It’s that magical time of year again, when Santa takes requests at the local mall, true characters are exposed at company holiday parties and fantasy owners lament the injuries and draft-day miscues that cost them a shot at postseason glory.
I hate to be the bearer of bad news, but…Santa’s a bit over-extended on his credit cards, some people simply shouldn’t drink in public, and bad drafting wasn’t your problem.
Indeed, a quick scan over the rosters of most playoff teams reveals the indisputable truth about successful fantasy play: The real work begins after the draft.
Don’t believe me?
Tell me how confident you’d feel facing this lineup next weekend: Michael Vick, Peyton Hillis, LeGarrette Blount, Brandon Lloyd, Steve Johnson, Sidney Rice, Marcedes Lewis, Dan Carpenter and the Seahawks defense.
I manage three formidable, playoff-bound teams, with a few of these players sprinkled on each; but I’m not sure any of my rosters could take down that gang. Of course, the common denominator is that virtually every one of these fantasy sensations went undrafted in the vast majority of leagues.
That’s not all. You could easily contend for a title with a plethora of other waiver-wire wonders, such as Kyle Orton, Sam Bradford, Mike Tolbert, Chris Ivory, BenJarvus Green-Ellis, Marshawn Lynch, Tashard Choice, Jacob Tamme, Sebastian Janikowski and the Titans defense.
To be sure, none of the above is infallible. Orton, Bradford, Tolbert and Johnson each had lousy days at the office yesterday. But so did Peyton Manning, Philip Rivers and Chris Johnson. It happens.
So enough with the excuses, already. Frank Gore’s season-ending injury wouldn’t have been so devastating if you’d picked up Hillis after the season opener, would it? Stop poking holes in your Ryan Mathews voodoo doll, and blame yourself for not jumping on Tolbert when you had the chance. Heck, I don’t feel nearly as bad about taking Miles Austin in the second round, or Matt Schaub in the third, now that Johnson and Vick are in the fold.
We’d all love to set our starting lineups in Week 1 and never make anything but the occasional bye-week adjustments on our way to a 13-0 regular-season record and a first-round bye. But I haven’t seen that happen yet in my two-plus decades as a player. And I don’t think I ever will.
Just something to ponder for those of you whose fantasy season has come to an abrupt, and premature, end. There’s always next season.
FREE AGENT PICKS AND PANS
To win a fantasy championship, you need to start with a good draft.
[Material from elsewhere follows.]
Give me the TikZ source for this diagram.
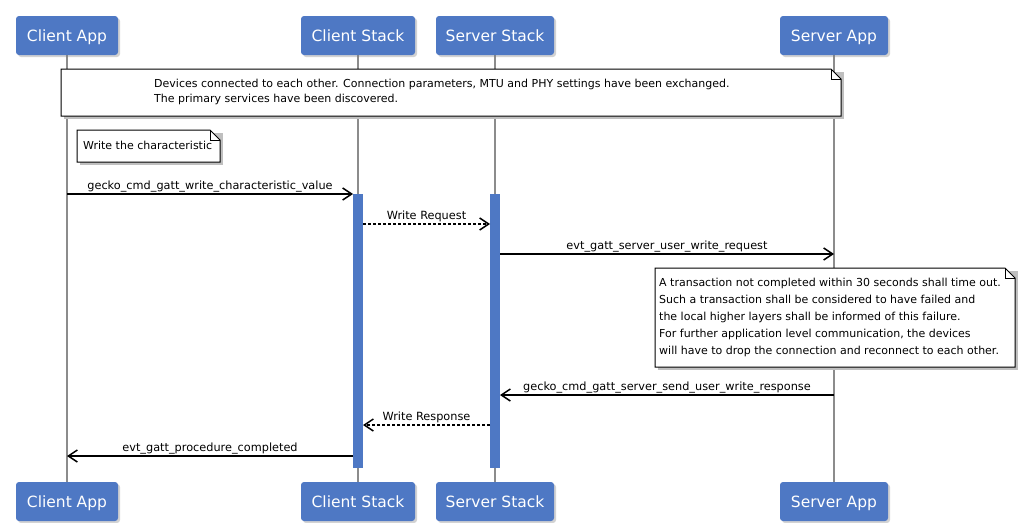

But filling in your roster throughout the season with the right free agents can also make a big difference. Here’s a look at a few players worth considering, and others who would look better in someone else’s line-up.
Catch ‘em while you can
James Starks, RB, Packers. The rookie bruiser was given the bulk of the backfield workload on Sunday, and he responded with 18 carries for 73 yards. Brandon Jackson saw four meaningless carries, and was relegated mostly to pass-catching duties. Starks is a big back whose talents will likely be utilized even more as the weather deteriorates up North. He could prove to be a genuine late-season gem.
Tashard Choice, RB, Cowboys. I urged you to grab him last week, but that advice went unheeded by many. In fact, Choice is still available in the vast majority of fantasy leagues. After Sunday’s 100-yard, one-touchdown performance, perhaps the doubters will be convinced that Choice is the best back in Dallas. Jerry Jones and Jason Garrett, in particular.
Roy Williams, WR, Cowboys. No, I’m not drinking the silver and blue Kool-Aid. But with Dez Bryant done for the season with a fractured ankle, Williams gets a new lease on his fantasy life. The Cowboys’ upcoming schedule offers favorable matchups with the Redskins and Cardinals, but Williams remains little more than a desperation play. Miles Austin and Jason Witten are more likely to capitalize on Bryant’s absence.
Don’t be fooled
Tarvaris Jackson, QB, Vikings. He looked sharp against the Bills in relief of the injured Brett Favre. Alas, the ageless one isn’t necessarily going to miss his first start since the Vietnam War with a sprained shoulder; and even if he does, the Giants won’t be as accommodating as the Bills were. At the postseason looms, I hope you’re not counting on either Minnesota passer.
Mike Williams, WR, Seahawks. A foot injury will cost the Seahawks’ leading receiver at least one game, and probably more. Though his renaissance is one of the most compelling stories of the NFL season, he’s not so valuable that you should keep him on your bench “just in case.” Feel free to make room for other potential contributors. Amazingly, Sidney Rice is a free agent in nearly half of all leagues.
Todd Heap, TE, Ravens. He won’t be available to help you in Week 14, and most likely not beyond that, either, thanks to a hamstring injury he incurred against the Steelers. You’ll need to go waiver-wire shopping if Heap’s your tight end.